**Stated problem**
Go through the material below, count the lines with the word "this", and reply with the count alone.

**Information given**
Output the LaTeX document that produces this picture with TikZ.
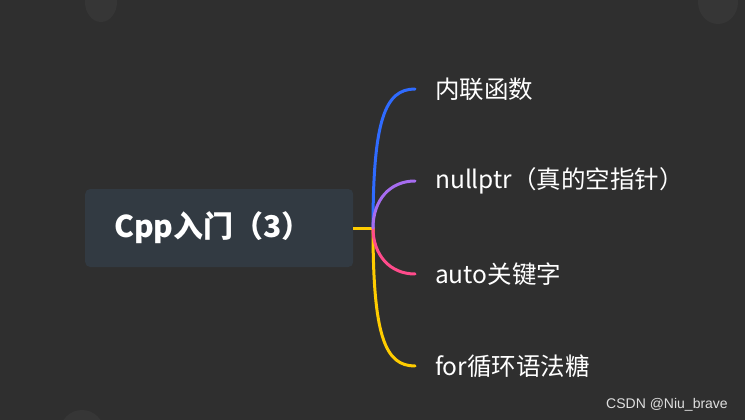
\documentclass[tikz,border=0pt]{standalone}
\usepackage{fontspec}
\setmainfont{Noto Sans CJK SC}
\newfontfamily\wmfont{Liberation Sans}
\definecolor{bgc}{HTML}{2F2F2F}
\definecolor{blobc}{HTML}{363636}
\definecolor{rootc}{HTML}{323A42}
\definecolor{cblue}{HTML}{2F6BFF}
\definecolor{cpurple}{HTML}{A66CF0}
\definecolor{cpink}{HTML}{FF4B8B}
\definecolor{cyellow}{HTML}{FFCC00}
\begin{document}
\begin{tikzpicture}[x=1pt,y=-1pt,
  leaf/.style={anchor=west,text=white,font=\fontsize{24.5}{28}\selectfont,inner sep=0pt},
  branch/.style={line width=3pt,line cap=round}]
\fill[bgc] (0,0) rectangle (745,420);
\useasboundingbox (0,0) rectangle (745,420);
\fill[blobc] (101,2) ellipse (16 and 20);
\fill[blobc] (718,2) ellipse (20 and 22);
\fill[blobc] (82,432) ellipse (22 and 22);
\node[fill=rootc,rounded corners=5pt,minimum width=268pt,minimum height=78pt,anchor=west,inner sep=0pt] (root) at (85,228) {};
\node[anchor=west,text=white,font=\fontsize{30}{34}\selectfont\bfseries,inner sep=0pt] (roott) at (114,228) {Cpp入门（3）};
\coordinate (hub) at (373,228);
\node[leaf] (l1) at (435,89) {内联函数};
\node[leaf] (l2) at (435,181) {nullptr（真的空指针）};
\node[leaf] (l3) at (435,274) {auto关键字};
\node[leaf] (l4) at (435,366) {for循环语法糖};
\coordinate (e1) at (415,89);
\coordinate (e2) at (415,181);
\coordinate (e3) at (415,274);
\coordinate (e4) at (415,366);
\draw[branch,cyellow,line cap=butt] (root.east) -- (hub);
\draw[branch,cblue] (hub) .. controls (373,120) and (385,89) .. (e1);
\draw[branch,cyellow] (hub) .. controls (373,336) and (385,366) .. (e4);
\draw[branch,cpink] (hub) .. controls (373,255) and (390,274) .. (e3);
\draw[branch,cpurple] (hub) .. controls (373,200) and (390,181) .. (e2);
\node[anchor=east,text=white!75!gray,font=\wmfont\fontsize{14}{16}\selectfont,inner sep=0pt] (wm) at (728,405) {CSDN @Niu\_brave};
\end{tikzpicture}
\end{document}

--

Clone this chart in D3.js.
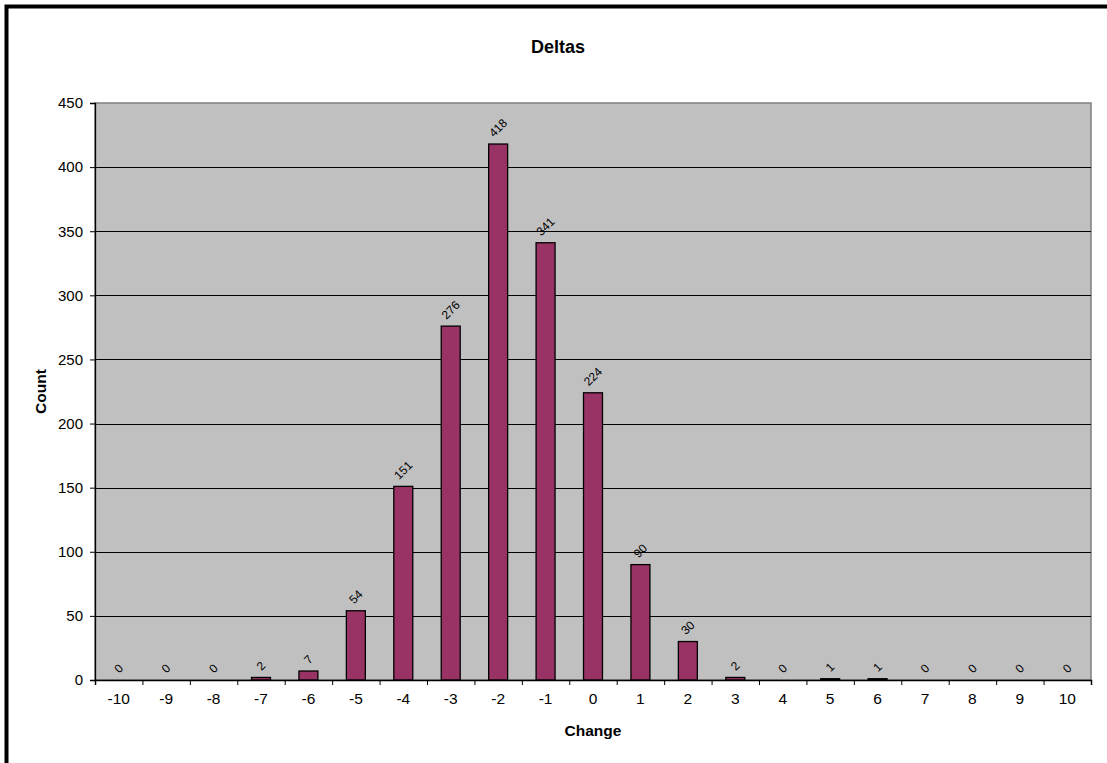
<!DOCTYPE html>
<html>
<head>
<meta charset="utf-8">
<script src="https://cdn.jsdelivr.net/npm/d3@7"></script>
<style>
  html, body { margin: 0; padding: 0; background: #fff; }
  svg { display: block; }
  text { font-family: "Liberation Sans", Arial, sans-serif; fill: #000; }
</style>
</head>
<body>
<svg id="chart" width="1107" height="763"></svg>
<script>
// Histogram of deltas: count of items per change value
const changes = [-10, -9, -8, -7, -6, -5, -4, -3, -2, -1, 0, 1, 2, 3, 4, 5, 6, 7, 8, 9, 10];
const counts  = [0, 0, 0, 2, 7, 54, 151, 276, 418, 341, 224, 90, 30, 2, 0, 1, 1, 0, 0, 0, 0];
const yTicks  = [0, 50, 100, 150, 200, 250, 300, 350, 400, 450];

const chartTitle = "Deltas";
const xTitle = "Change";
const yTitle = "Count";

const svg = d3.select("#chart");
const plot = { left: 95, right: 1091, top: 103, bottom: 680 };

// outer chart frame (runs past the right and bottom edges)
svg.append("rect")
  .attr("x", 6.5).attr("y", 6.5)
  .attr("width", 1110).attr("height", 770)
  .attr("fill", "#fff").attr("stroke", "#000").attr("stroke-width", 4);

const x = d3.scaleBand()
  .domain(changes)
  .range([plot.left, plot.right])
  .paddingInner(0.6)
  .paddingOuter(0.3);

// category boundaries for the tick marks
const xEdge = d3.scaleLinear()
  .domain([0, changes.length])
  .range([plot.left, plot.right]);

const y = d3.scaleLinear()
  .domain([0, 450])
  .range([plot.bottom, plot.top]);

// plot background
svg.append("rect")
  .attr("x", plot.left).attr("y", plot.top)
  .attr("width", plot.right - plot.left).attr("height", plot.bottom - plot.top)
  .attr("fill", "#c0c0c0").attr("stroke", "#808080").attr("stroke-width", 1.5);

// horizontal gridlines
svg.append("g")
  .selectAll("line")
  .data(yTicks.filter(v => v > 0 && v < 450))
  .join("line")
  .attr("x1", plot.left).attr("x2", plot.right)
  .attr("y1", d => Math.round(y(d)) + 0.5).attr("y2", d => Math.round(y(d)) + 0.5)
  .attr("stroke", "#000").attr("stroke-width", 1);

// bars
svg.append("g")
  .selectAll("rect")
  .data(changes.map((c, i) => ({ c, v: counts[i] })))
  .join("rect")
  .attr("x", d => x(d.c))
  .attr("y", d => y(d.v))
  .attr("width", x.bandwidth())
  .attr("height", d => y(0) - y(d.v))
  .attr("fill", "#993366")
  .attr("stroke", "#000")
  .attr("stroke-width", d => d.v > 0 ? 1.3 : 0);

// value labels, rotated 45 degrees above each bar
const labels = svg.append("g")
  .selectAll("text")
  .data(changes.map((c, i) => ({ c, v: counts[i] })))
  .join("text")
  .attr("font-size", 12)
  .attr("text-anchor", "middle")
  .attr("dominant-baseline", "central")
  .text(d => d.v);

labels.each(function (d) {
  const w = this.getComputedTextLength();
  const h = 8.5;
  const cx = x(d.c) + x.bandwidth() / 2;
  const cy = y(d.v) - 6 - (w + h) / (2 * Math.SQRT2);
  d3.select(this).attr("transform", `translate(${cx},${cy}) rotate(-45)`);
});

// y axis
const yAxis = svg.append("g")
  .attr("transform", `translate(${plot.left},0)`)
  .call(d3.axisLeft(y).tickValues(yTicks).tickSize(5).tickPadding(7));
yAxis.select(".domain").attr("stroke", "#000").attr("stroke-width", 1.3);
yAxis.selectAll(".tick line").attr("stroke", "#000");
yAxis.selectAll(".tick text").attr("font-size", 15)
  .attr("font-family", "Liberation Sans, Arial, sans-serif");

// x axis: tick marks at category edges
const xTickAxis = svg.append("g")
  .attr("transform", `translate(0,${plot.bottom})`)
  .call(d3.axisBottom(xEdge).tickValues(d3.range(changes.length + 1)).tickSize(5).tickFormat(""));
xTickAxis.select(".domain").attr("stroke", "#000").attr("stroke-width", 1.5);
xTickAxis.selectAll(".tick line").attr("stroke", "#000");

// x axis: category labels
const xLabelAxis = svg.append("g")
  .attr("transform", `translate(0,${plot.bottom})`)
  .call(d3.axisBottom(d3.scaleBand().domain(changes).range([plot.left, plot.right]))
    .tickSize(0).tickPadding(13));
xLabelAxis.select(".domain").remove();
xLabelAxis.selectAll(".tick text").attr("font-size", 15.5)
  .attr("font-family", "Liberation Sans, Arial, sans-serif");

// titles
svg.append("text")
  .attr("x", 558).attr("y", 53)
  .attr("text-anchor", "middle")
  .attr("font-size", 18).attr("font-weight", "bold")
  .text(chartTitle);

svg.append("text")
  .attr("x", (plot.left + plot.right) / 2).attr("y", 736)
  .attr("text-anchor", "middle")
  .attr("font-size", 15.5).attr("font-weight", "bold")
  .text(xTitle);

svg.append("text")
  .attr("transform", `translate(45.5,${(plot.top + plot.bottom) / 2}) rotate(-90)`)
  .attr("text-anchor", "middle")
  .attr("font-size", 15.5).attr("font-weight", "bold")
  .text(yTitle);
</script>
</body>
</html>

**Solution to the problem**
4